### WRITTEN PROBLEM
Output every line of the material exactly, omitting images.

Code that draws figures:
## Begin

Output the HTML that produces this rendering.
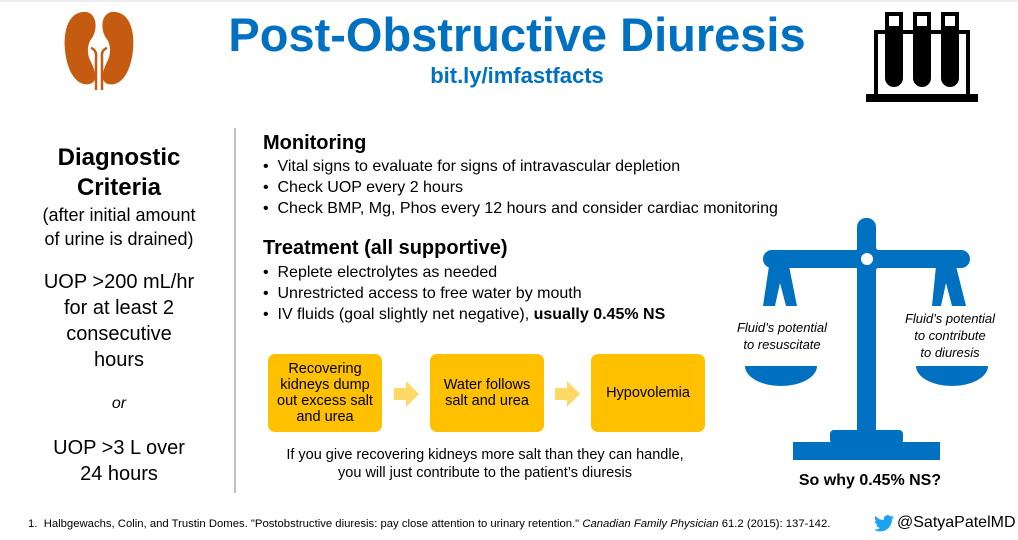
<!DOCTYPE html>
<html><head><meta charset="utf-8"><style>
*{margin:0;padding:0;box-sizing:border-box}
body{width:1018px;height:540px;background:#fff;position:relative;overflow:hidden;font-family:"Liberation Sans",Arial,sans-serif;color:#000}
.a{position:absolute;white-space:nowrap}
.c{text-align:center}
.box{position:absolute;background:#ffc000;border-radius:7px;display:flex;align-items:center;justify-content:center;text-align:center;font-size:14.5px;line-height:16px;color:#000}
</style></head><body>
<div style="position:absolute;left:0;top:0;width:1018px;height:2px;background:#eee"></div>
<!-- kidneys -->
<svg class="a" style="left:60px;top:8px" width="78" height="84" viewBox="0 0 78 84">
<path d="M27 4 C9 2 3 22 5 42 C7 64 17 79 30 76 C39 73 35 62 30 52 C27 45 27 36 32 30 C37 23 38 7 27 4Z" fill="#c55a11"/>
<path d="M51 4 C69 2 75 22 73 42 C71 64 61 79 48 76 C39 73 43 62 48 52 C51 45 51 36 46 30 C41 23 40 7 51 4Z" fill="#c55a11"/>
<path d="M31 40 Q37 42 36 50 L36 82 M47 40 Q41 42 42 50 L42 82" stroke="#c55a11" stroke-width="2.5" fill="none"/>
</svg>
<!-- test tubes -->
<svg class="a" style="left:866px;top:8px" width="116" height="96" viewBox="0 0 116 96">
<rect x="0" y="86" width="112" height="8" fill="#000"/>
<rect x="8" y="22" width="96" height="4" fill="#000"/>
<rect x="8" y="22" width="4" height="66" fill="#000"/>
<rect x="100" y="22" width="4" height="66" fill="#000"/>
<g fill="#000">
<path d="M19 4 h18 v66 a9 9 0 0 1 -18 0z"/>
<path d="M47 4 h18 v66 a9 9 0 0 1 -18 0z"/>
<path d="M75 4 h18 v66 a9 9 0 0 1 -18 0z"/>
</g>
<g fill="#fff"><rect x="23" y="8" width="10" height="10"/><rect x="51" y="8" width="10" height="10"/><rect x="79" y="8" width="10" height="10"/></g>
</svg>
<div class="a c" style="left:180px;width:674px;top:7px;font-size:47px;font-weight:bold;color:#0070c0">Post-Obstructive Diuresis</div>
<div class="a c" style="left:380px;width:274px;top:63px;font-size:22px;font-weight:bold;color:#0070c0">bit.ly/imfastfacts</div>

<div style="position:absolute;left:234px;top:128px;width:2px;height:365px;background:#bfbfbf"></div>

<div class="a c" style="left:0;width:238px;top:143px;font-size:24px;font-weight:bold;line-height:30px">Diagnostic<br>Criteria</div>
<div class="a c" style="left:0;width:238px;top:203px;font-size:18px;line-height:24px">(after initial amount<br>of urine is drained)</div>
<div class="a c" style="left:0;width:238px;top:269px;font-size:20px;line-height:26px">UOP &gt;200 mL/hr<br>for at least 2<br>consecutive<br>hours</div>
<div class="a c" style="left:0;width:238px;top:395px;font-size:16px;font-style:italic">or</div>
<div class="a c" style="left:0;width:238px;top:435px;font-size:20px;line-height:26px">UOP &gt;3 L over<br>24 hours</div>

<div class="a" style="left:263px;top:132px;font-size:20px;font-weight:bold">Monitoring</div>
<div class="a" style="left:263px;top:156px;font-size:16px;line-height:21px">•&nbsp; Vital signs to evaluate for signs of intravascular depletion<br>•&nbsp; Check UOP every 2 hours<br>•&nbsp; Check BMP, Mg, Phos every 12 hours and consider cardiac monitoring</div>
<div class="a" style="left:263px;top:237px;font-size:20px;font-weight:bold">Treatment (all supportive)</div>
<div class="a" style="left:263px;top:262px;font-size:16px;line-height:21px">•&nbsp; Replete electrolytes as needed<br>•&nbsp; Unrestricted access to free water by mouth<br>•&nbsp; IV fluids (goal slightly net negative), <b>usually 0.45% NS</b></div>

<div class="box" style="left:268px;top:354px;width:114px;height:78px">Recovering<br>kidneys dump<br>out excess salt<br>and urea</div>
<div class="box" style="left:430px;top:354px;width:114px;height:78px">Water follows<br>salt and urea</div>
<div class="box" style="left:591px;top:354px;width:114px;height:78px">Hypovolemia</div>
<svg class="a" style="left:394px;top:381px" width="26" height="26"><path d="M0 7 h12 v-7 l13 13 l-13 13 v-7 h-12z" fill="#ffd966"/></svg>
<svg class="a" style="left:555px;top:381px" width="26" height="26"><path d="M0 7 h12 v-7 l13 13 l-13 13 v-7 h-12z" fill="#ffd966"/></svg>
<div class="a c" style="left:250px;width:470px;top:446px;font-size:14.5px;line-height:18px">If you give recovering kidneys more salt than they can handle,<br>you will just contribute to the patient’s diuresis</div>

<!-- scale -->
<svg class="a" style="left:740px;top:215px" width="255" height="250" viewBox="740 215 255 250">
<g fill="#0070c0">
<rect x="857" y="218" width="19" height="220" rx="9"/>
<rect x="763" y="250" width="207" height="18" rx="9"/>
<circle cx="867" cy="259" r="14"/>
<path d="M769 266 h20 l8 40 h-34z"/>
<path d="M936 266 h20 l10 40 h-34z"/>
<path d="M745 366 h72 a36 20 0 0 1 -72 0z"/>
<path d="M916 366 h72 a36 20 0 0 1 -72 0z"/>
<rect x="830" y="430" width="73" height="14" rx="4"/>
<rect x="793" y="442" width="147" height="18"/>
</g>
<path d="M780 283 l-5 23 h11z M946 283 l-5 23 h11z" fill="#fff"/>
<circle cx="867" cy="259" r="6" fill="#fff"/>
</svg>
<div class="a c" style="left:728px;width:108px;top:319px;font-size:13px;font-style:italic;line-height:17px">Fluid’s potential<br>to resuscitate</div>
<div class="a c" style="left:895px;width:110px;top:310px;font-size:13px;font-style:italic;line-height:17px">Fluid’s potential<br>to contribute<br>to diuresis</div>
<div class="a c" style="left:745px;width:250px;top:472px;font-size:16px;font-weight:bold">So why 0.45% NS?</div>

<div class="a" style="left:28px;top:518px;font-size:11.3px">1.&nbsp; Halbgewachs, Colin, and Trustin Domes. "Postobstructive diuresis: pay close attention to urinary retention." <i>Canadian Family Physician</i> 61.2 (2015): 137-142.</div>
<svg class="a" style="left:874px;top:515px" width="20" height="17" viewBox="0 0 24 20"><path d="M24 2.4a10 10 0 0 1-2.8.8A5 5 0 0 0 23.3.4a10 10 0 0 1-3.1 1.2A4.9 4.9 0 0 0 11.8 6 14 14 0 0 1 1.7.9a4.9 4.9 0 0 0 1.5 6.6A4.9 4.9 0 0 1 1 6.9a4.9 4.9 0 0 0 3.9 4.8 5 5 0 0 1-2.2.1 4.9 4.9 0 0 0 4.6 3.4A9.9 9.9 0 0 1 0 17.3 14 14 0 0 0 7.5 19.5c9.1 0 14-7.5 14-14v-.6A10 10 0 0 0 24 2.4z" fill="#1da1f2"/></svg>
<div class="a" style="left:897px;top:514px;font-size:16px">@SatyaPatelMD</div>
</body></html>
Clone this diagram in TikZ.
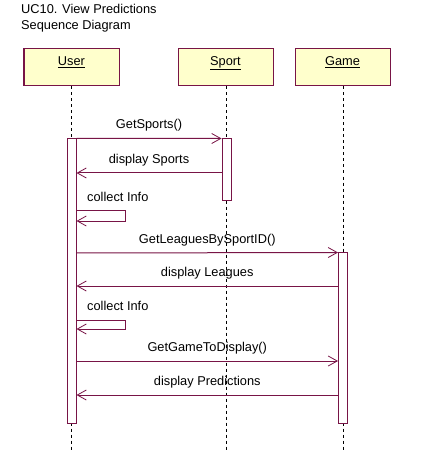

## End

### REPLY TO THE TASK
Output the HTML that produces this rendering.
<!DOCTYPE html>
<html><head><meta charset="utf-8"><style>
*{margin:0;padding:0;box-sizing:border-box}
body{width:1018px;height:540px;background:#fff;position:relative;overflow:hidden;font-family:"Liberation Sans",Arial,sans-serif;color:#000}
.a{position:absolute;white-space:nowrap}
.c{text-align:center}
.box{position:absolute;background:#ffc000;border-radius:7px;display:flex;align-items:center;justify-content:center;text-align:center;font-size:14.5px;line-height:16px;color:#000}
</style></head><body>
<div style="position:absolute;left:0;top:0;width:1018px;height:2px;background:#eee"></div>
<!-- kidneys -->
<svg class="a" style="left:60px;top:8px" width="78" height="84" viewBox="0 0 78 84">
<path d="M27 4 C9 2 3 22 5 42 C7 64 17 79 30 76 C39 73 35 62 30 52 C27 45 27 36 32 30 C37 23 38 7 27 4Z" fill="#c55a11"/>
<path d="M51 4 C69 2 75 22 73 42 C71 64 61 79 48 76 C39 73 43 62 48 52 C51 45 51 36 46 30 C41 23 40 7 51 4Z" fill="#c55a11"/>
<path d="M31 40 Q37 42 36 50 L36 82 M47 40 Q41 42 42 50 L42 82" stroke="#c55a11" stroke-width="2.5" fill="none"/>
</svg>
<!-- test tubes -->
<svg class="a" style="left:866px;top:8px" width="116" height="96" viewBox="0 0 116 96">
<rect x="0" y="86" width="112" height="8" fill="#000"/>
<rect x="8" y="22" width="96" height="4" fill="#000"/>
<rect x="8" y="22" width="4" height="66" fill="#000"/>
<rect x="100" y="22" width="4" height="66" fill="#000"/>
<g fill="#000">
<path d="M19 4 h18 v66 a9 9 0 0 1 -18 0z"/>
<path d="M47 4 h18 v66 a9 9 0 0 1 -18 0z"/>
<path d="M75 4 h18 v66 a9 9 0 0 1 -18 0z"/>
</g>
<g fill="#fff"><rect x="23" y="8" width="10" height="10"/><rect x="51" y="8" width="10" height="10"/><rect x="79" y="8" width="10" height="10"/></g>
</svg>
<div class="a c" style="left:180px;width:674px;top:7px;font-size:47px;font-weight:bold;color:#0070c0">Post-Obstructive Diuresis</div>
<div class="a c" style="left:380px;width:274px;top:63px;font-size:22px;font-weight:bold;color:#0070c0">bit.ly/imfastfacts</div>

<div style="position:absolute;left:234px;top:128px;width:2px;height:365px;background:#bfbfbf"></div>

<div class="a c" style="left:0;width:238px;top:143px;font-size:24px;font-weight:bold;line-height:30px">Diagnostic<br>Criteria</div>
<div class="a c" style="left:0;width:238px;top:203px;font-size:18px;line-height:24px">(after initial amount<br>of urine is drained)</div>
<div class="a c" style="left:0;width:238px;top:269px;font-size:20px;line-height:26px">UOP &gt;200 mL/hr<br>for at least 2<br>consecutive<br>hours</div>
<div class="a c" style="left:0;width:238px;top:395px;font-size:16px;font-style:italic">or</div>
<div class="a c" style="left:0;width:238px;top:435px;font-size:20px;line-height:26px">UOP &gt;3 L over<br>24 hours</div>

<div class="a" style="left:263px;top:132px;font-size:20px;font-weight:bold">Monitoring</div>
<div class="a" style="left:263px;top:156px;font-size:16px;line-height:21px">•&nbsp; Vital signs to evaluate for signs of intravascular depletion<br>•&nbsp; Check UOP every 2 hours<br>•&nbsp; Check BMP, Mg, Phos every 12 hours and consider cardiac monitoring</div>
<div class="a" style="left:263px;top:237px;font-size:20px;font-weight:bold">Treatment (all supportive)</div>
<div class="a" style="left:263px;top:262px;font-size:16px;line-height:21px">•&nbsp; Replete electrolytes as needed<br>•&nbsp; Unrestricted access to free water by mouth<br>•&nbsp; IV fluids (goal slightly net negative), <b>usually 0.45% NS</b></div>

<div class="box" style="left:268px;top:354px;width:114px;height:78px">Recovering<br>kidneys dump<br>out excess salt<br>and urea</div>
<div class="box" style="left:430px;top:354px;width:114px;height:78px">Water follows<br>salt and urea</div>
<div class="box" style="left:591px;top:354px;width:114px;height:78px">Hypovolemia</div>
<svg class="a" style="left:394px;top:381px" width="26" height="26"><path d="M0 7 h12 v-7 l13 13 l-13 13 v-7 h-12z" fill="#ffd966"/></svg>
<svg class="a" style="left:555px;top:381px" width="26" height="26"><path d="M0 7 h12 v-7 l13 13 l-13 13 v-7 h-12z" fill="#ffd966"/></svg>
<div class="a c" style="left:250px;width:470px;top:446px;font-size:14.5px;line-height:18px">If you give recovering kidneys more salt than they can handle,<br>you will just contribute to the patient’s diuresis</div>

<!-- scale -->
<svg class="a" style="left:740px;top:215px" width="255" height="250" viewBox="740 215 255 250">
<g fill="#0070c0">
<rect x="857" y="218" width="19" height="220" rx="9"/>
<rect x="763" y="250" width="207" height="18" rx="9"/>
<circle cx="867" cy="259" r="14"/>
<path d="M769 266 h20 l8 40 h-34z"/>
<path d="M936 266 h20 l10 40 h-34z"/>
<path d="M745 366 h72 a36 20 0 0 1 -72 0z"/>
<path d="M916 366 h72 a36 20 0 0 1 -72 0z"/>
<rect x="830" y="430" width="73" height="14" rx="4"/>
<rect x="793" y="442" width="147" height="18"/>
</g>
<path d="M780 283 l-5 23 h11z M946 283 l-5 23 h11z" fill="#fff"/>
<circle cx="867" cy="259" r="6" fill="#fff"/>
</svg>
<div class="a c" style="left:728px;width:108px;top:319px;font-size:13px;font-style:italic;line-height:17px">Fluid’s potential<br>to resuscitate</div>
<div class="a c" style="left:895px;width:110px;top:310px;font-size:13px;font-style:italic;line-height:17px">Fluid’s potential<br>to contribute<br>to diuresis</div>
<div class="a c" style="left:745px;width:250px;top:472px;font-size:16px;font-weight:bold">So why 0.45% NS?</div>

<div class="a" style="left:28px;top:518px;font-size:11.3px">1.&nbsp; Halbgewachs, Colin, and Trustin Domes. "Postobstructive diuresis: pay close attention to urinary retention." <i>Canadian Family Physician</i> 61.2 (2015): 137-142.</div>
<svg class="a" style="left:874px;top:515px" width="20" height="17" viewBox="0 0 24 20"><path d="M24 2.4a10 10 0 0 1-2.8.8A5 5 0 0 0 23.3.4a10 10 0 0 1-3.1 1.2A4.9 4.9 0 0 0 11.8 6 14 14 0 0 1 1.7.9a4.9 4.9 0 0 0 1.5 6.6A4.9 4.9 0 0 1 1 6.9a4.9 4.9 0 0 0 3.9 4.8 5 5 0 0 1-2.2.1 4.9 4.9 0 0 0 4.6 3.4A9.9 9.9 0 0 1 0 17.3 14 14 0 0 0 7.5 19.5c9.1 0 14-7.5 14-14v-.6A10 10 0 0 0 24 2.4z" fill="#1da1f2"/></svg>
<div class="a" style="left:897px;top:514px;font-size:16px">@SatyaPatelMD</div>
</body></html>
Clone this diagram in TikZ.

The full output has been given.